For $n \ge 5$ , the Alternating group (?) $A_n$ , i.e., the group of all even permutations on $n$ letters, is a simple non-Abelian group.

Related facts

Finitary alternating groups are simple: The finitary alternating group on an infinite set is simple.

Facts used

A5 is simple
Normality satisfies transfer condition: The intersection of a normal subgroup of the whole group, with any subgroup, is normal in the subgroup.
Even permutation IAPS is padding-contranormal: $A_n$ is a contranormal subgroup inside $A_{n+1}$ . More specifically, the even permutations fixing any particular letter form a contranormal subgroup of the group of all even permutations.

Proof

The proof is by induction on $n$ .

Base case

The case $n = 5$ is dealt with separately, by a direct argument. For full proof, refer: A5 is simple

Induction step

We prove that for $n \ge 5$ , if $A_n$ is simple, then $A_{n+1}$ is simple.

Given: $A_{n+1}$ is the group of even permutations on $\{ 1,2,3,\dots,n+1 \}$ . $N$ is a normal subgroup of $A_{n+1}$ .

To prove: $N = A_{n+1}$ or $N$ is trivial.

Proof: Let $H_i$ denote the subgroup of $A_{n+1}$ that stabilizes the letter $i$ . Then, each $H_i$ consists of the even permutations on $n$ letters (the letters excluding $i$ ) and is hence isomorphic to $A_n$ . Thus, each $H_i$ is simple.

Now, since normality satisfies transfer condition, $N \cap H_i$ is normal in $H_i$ for every $i$ . By simplicity of $H_i$ , either $N$ contains $H_i$ , or $N$ intersects $H_i$ trivially.

Suppose there exists $i$ for which $N$ contains $H_i$ . Then, by fact (3) stated above, $H_i$ is contranormal inside $A_{n+1}$ , i.e., its normal closure is $A_{n+1}$ . Since $N$ is normal, this forces $N = A_{n+1}$ , and we are done.
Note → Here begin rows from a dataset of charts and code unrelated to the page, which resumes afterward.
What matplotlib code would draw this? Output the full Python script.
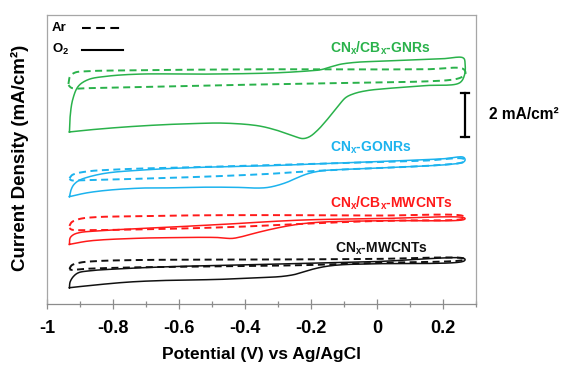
import numpy as np
import matplotlib
matplotlib.use("Agg")
import matplotlib.pyplot as plt
from matplotlib.ticker import MultipleLocator

plt.rcParams['font.family'] = ['Liberation Sans', 'DejaVu Sans']
plt.rcParams['font.weight'] = 'bold'
plt.rcParams['mathtext.fontset'] = 'custom'
plt.rcParams['mathtext.rm'] = 'Liberation Sans:bold'
plt.rcParams['mathtext.it'] = 'Liberation Sans:bold'
plt.rcParams['mathtext.bf'] = 'Liberation Sans:bold'
plt.rcParams['mathtext.default'] = 'rm'

# ---------------- data (potential V vs Ag/AgCl, current density mA/cm^2, stacked with offsets) -------------
# each loop: forward (anodic) branch left->right, then reverse (cathodic) branch right->left
GNR_O2_E = [-0.932, -0.930, -0.922, -0.905, -0.875, -0.82, -0.72, -0.52, -0.32, -0.22, -0.17, -0.14, -0.11,
            -0.06, 0.0, 0.10, 0.20, 0.262, 0.267, 0.265, 0.25, 0.15, 0.05, -0.03, -0.07, -0.095, -0.12, -0.15,
            -0.18, -0.205, -0.225, -0.25, -0.30, -0.36, -0.46, -0.56, -0.66, -0.76, -0.86, -0.932]
GNR_O2_I = [7.82, 8.5, 9.3, 9.9, 10.2, 10.35, 10.45, 10.45, 10.5, 10.58, 10.65, 10.78, 10.9,
            10.99, 11.03, 11.09, 11.15, 11.18, 10.9, 10.4, 10.05, 9.93, 9.82, 9.7, 9.56, 9.38, 8.95, 8.4,
            7.9, 7.6, 7.52, 7.62, 7.88, 8.1, 8.22, 8.2, 8.14, 8.05, 7.93, 7.82]
GNR_AR_E = [-0.935, -0.93, -0.915, -0.88, -0.76, -0.56, -0.32, -0.05, 0.15, 0.262, 0.268, 0.255, 0.23,
            0.15, -0.05, -0.35, -0.66, -0.86, -0.925, -0.935]
GNR_AR_I = [10.0, 10.35, 10.52, 10.58, 10.62, 10.65, 10.67, 10.66, 10.67, 10.68, 10.45, 10.3, 10.2,
            10.12, 10.06, 9.98, 9.88, 9.82, 9.82, 9.95]

GONR_O2_E = [-0.932, -0.928, -0.92, -0.905, -0.88, -0.82, -0.71, -0.56, -0.32, -0.20, 0.05, 0.20, 0.262,
             0.267, 0.262, 0.23, 0.05, -0.10, -0.17, -0.21, -0.24, -0.27, -0.30, -0.33, -0.36, -0.42, -0.52,
             -0.62, -0.71, -0.81, -0.88, -0.932]
GONR_O2_I = [4.88, 5.15, 5.4, 5.6, 5.75, 5.95, 6.09, 6.2, 6.29, 6.36, 6.5, 6.6, 6.67,
             6.55, 6.45, 6.36, 6.21, 6.12, 6.05, 5.92, 5.75, 5.55, 5.4, 5.3, 5.27, 5.3, 5.31,
             5.28, 5.27, 5.18, 5.05, 4.88]
GONR_AR_E = [-0.932, -0.925, -0.91, -0.87, -0.81, -0.71, -0.55, -0.31, -0.05, 0.15, 0.262, 0.267, 0.255,
             0.20, 0.10, -0.05, -0.22, -0.32, -0.50, -0.66, -0.80, -0.90, -0.925, -0.932]
GONR_AR_I = [5.72, 5.85, 5.94, 6.04, 6.1, 6.16, 6.22, 6.32, 6.43, 6.52, 6.6, 6.5, 6.42,
             6.33, 6.24, 6.15, 6.02, 5.92, 5.8, 5.72, 5.66, 5.62, 5.62, 5.68]

CBMW_O2_E = [-0.932, -0.93, -0.92, -0.90, -0.85, -0.76, -0.62, -0.42, -0.32, -0.20, 0.0, 0.262, 0.267,
             0.262, 0.05, -0.05, -0.16, -0.22, -0.27, -0.32, -0.37, -0.41, -0.44, -0.48, -0.52, -0.60,
             -0.72, -0.87, -0.932]
CBMW_O2_I = [2.71, 3.0, 3.15, 3.25, 3.32, 3.4, 3.5, 3.66, 3.75, 3.83, 3.88, 3.93, 3.88,
             3.83, 3.79, 3.77, 3.73, 3.66, 3.55, 3.4, 3.22, 3.06, 2.98, 3.02, 3.03, 3.02,
             2.99, 2.87, 2.71]
CBMW_AR_E = [-0.932, -0.925, -0.90, -0.85, -0.72, -0.55, -0.32, 0.0, 0.262, 0.267, 0.25, 0.10, -0.01,
             -0.20, -0.32, -0.50, -0.66, -0.86, -0.925, -0.932]
CBMW_AR_I = [3.55, 3.72, 3.87, 3.95, 3.99, 4.03, 4.04, 4.02, 4.0, 3.92, 3.84, 3.8, 3.77,
             3.66, 3.57, 3.47, 3.41, 3.36, 3.38, 3.45]

MW_O2_E = [-0.932, -0.93, -0.92, -0.905, -0.87, -0.78, -0.62, -0.40, -0.21, 0.0, 0.262, 0.267,
           0.262, 0.0, -0.10, -0.15, -0.19, -0.22, -0.25, -0.29, -0.35, -0.42, -0.50, -0.62, -0.75,
           -0.87, -0.932]
MW_O2_I = [0.74, 1.0, 1.25, 1.42, 1.51, 1.6, 1.7, 1.78, 1.85, 1.93, 2.08, 2.02,
           1.94, 1.83, 1.79, 1.72, 1.6, 1.47, 1.34, 1.25, 1.2, 1.15, 1.11, 1.08, 1.0,
           0.84, 0.74]
MW_AR_E = [-0.932, -0.925, -0.90, -0.85, -0.72, -0.40, -0.21, 0.0, 0.262, 0.267, 0.25, 0.0, -0.21,
           -0.50, -0.72, -0.88, -0.925, -0.932]
MW_AR_I = [1.6, 1.76, 1.88, 1.95, 2.0, 2.02, 2.03, 2.05, 2.08, 2.03, 1.97, 1.87, 1.77,
           1.71, 1.67, 1.6, 1.55, 1.58]

SAMPLES = ["CN$_x$/CB$_x$-GNRs", "CN$_x$-GONRs", "CN$_x$/CB$_x$-MWCNTs", "CN$_x$-MWCNTs"]
COLORS = ["#2ab24b", "#1cb3ee", "#ff1a1a", "#111111"]
LABEL_POS = [(-0.142, 11.62), (-0.142, 7.1), (-0.142, 4.57), (-0.127, 2.52)]
SCALE_BAR = 2.0  # mA/cm^2

XTICKS = [-1, -0.8, -0.6, -0.4, -0.2, 0, 0.2]
XTICKLABELS = ["-1", "-0.8", "-0.6", "-0.4", "-0.2", "0", "0.2"]


def smooth(x, y, n=14, sx=330.0, sy=22.0):
    P = np.column_stack([np.asarray(x) * sx, np.asarray(y) * sy])
    P = np.vstack([2 * P[0] - P[1], P, 2 * P[-1] - P[-2]])
    out = []
    for i in range(len(P) - 3):
        p0, p1, p2, p3 = P[i], P[i + 1], P[i + 2], P[i + 3]
        def tj(ti, a, b):
            return ti + max(np.linalg.norm(b - a), 1e-6) ** 0.5
        t0 = 0.0
        t1 = tj(t0, p0, p1)
        t2 = tj(t1, p1, p2)
        t3 = tj(t2, p2, p3)
        t = np.linspace(t1, t2, n)[:, None]
        A1 = (t1 - t) / (t1 - t0) * p0 + (t - t0) / (t1 - t0) * p1
        A2 = (t2 - t) / (t2 - t1) * p1 + (t - t1) / (t2 - t1) * p2
        A3 = (t3 - t) / (t3 - t2) * p2 + (t - t2) / (t3 - t2) * p3
        B1 = (t2 - t) / (t2 - t0) * A1 + (t - t0) / (t2 - t0) * A2
        B2 = (t3 - t) / (t3 - t1) * A2 + (t - t1) / (t3 - t1) * A3
        C = (t2 - t) / (t2 - t1) * B1 + (t - t1) / (t2 - t1) * B2
        out.append(C if i == 0 else C[1:])
    C = np.vstack(out)
    return C[:, 0] / sx, C[:, 1] / sy


fig = plt.figure(figsize=(5.63, 3.68), dpi=100)
ax = fig.add_axes([47 / 563, 64 / 368, 429 / 563, 289 / 368])

curves = [(GNR_O2_E, GNR_O2_I, GNR_AR_E, GNR_AR_I),
          (GONR_O2_E, GONR_O2_I, GONR_AR_E, GONR_AR_I),
          (CBMW_O2_E, CBMW_O2_I, CBMW_AR_E, CBMW_AR_I),
          (MW_O2_E, MW_O2_I, MW_AR_E, MW_AR_I)]

DASH = (3.6, 2.3)
for (eo, io, ea, ia), col, name, pos in zip(curves, COLORS, SAMPLES, LABEL_POS):
    xs, ys = smooth(ea, ia)
    ax.plot(xs, ys, color=col, lw=1.4, dashes=DASH)
    xs, ys = smooth(eo, io)
    ax.plot(xs, ys, color=col, lw=1.1)
    ax.text(pos[0], pos[1], name, color=col, fontsize=10, fontweight='bold', ha='left', va='center')

# legend (manual)
ax.text(-0.985, 12.55, "Ar", fontsize=9.5, fontweight='bold', ha='left', va='center')
ax.plot([-0.893, -0.779], [12.55, 12.55], color='black', lw=1.5, dashes=(4.2, 2.6))
ax.text(-0.985, 11.55, "O$_2$", fontsize=9.5, fontweight='bold', ha='left', va='center')
ax.plot([-0.893, -0.770], [11.55, 11.55], color='black', lw=1.5)

# scale bar
bar_x = 0.267
bar_lo = 7.6
ax.plot([bar_x, bar_x], [bar_lo, bar_lo + SCALE_BAR], color='black', lw=1.6)
for yy in (bar_lo, bar_lo + SCALE_BAR):
    ax.plot([bar_x - 0.012, bar_x + 0.012], [yy, yy], color='black', lw=1.6)
ax.text(0.3396, bar_lo + SCALE_BAR / 2, "2 mA/cm\u00b2", fontsize=11.2, fontweight='bold',
        ha='left', va='center', clip_on=False)

ax.set_xlim(-1.0, 0.3)
ax.set_ylim(0, 289 / 22)
ax.set_yticks([])
ax.set_xticks(XTICKS)
ax.set_xticklabels(XTICKLABELS, fontsize=13, fontweight='bold')
ax.xaxis.set_minor_locator(MultipleLocator(0.1))
ax.tick_params(axis='x', which='major', direction='inout', length=7, width=0.9, color='#8c8c8c', pad=8)
ax.tick_params(axis='x', which='minor', direction='inout', length=4.5, width=0.9, color='#8c8c8c')
for s in ax.spines.values():
    s.set_color('#a6a6a6')
    s.set_linewidth(0.9)
ax.spines['bottom'].set_color('#8c8c8c')

fig.text(261.5 / 563, 1 - 355 / 368, "Potential (V) vs Ag/AgCl", fontsize=12.5, fontweight='bold',
         ha='center', va='center')
fig.text(20 / 563, 1 - 158 / 368, "Current Density (mA/cm\u00b2)", fontsize=13.5, fontweight='bold',
         ha='center', va='center', rotation=90)

fig.savefig("out.png", dpi=100)
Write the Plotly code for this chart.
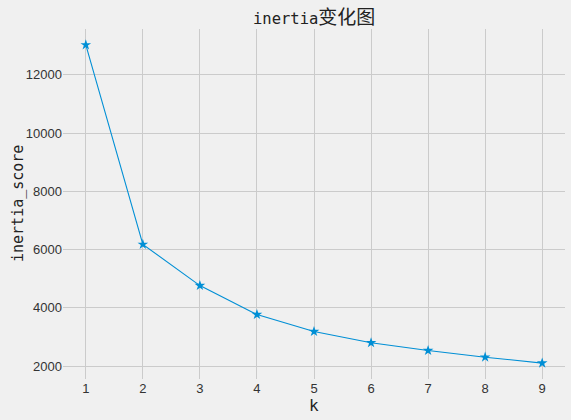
import plotly.graph_objects as go

k_values = [1, 2, 3, 4, 5, 6, 7, 8, 9]
inertia_scores = [13030, 6180, 4765, 3770, 3188, 2800, 2536, 2306, 2103]
y_ticks = [2000, 4000, 6000, 8000, 10000, 12000]
y_tick_labels = ["2000", "4000", "6000", "8000", "10000", "12000"]

MONO = "DejaVu Sans Mono, Noto Sans CJK SC, monospace"
SANS = "Liberation Sans, Arial, sans-serif"

fig = go.Figure()
fig.add_trace(go.Scatter(
    x=k_values, y=inertia_scores, mode="lines+markers",
    line=dict(color="#008fd5", width=1.1),
    marker=dict(symbol="star", size=8, color="#008fd5"),
    showlegend=False,
))

W, H = 571, 420
L, R, T, B = 63, 6, 29, 41

fig.update_layout(
    width=W, height=H,
    paper_bgcolor="#f0f0f0", plot_bgcolor="#f0f0f0",
    margin=dict(l=L, r=R, t=T, b=B, autoexpand=False),
    font=dict(family=SANS, color="#333333"),
    annotations=[
        dict(text='inertia<span style="font-family:Noto Sans CJK SC;font-size:19px">变化图</span>',
             xref="paper", yref="paper", x=0.5, y=1, yshift=14, xanchor="center", yanchor="middle",
             showarrow=False, font=dict(family=MONO, size=15.5, color="#222222")),
        dict(text="inertia_score", xref="paper", yref="paper", x=0, xshift=-45, y=0.5,
             textangle=-90, xanchor="center", yanchor="middle", showarrow=False,
             font=dict(family=MONO, size=15, color="#222222")),
        dict(text="k", xref="paper", yref="paper", x=0.5, y=0, yshift=-26,
             xanchor="center", yanchor="middle", showarrow=False,
             font=dict(family=MONO, size=16, color="#222222")),
    ],
)
fig.update_xaxes(
    range=[0.6, 9.4], tickvals=k_values, showgrid=True, gridcolor="#cbcbcb", gridwidth=1,
    zeroline=False, showline=False, ticks="", automargin=False,
    tickfont=dict(size=13, color="#333333"),
)
fig.update_yaxes(
    range=[1557, 13576], tickvals=y_ticks, ticktext=y_tick_labels, showgrid=True,
    gridcolor="#cbcbcb", gridwidth=1,
    zeroline=False, showline=False, ticks="", automargin=False,
    tickfont=dict(size=13, color="#333333"),
)

fig.write_html("out.html", config={"displayModeBar": False},
               post_script="document.body.style.margin='0';")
Otherwise, $N \cap H_i$ is trivial for every $i$ . Thus, no nontrivial element of $N$ fixes any letter. Let's use this to show that $N$ can have no nontrivial elements.

Suppose $\sigma \in N$ is nontrivial. Then, first observe that in the cycle decomposition of $\sigma$ , every element must be in a cycle of the same length $k$ (otherwise, some power of $\sigma$ would fix a letter). Thus, $\sigma$ has $r$ cycles each of size $k$ , where $kr = n + 1$ .

Now, if $n \ge 5$ , then $n + 1 \ge 6$ . Choose an $i$ and a double transposition $\tau \in A_{n+1}$ such that $\tau$ fixes both $i$ and $\sigma(i)$ , but such that $\tau$ does not commute with $\sigma$ (this is possible because $n+1 \ge 6$ ). Then, $\sigma^{-1}\tau\sigma\tau^{-1} \in N$ is a nontrivial element of $N$ fixing both $i$ and $\sigma(i)$ , giving the required contradiction.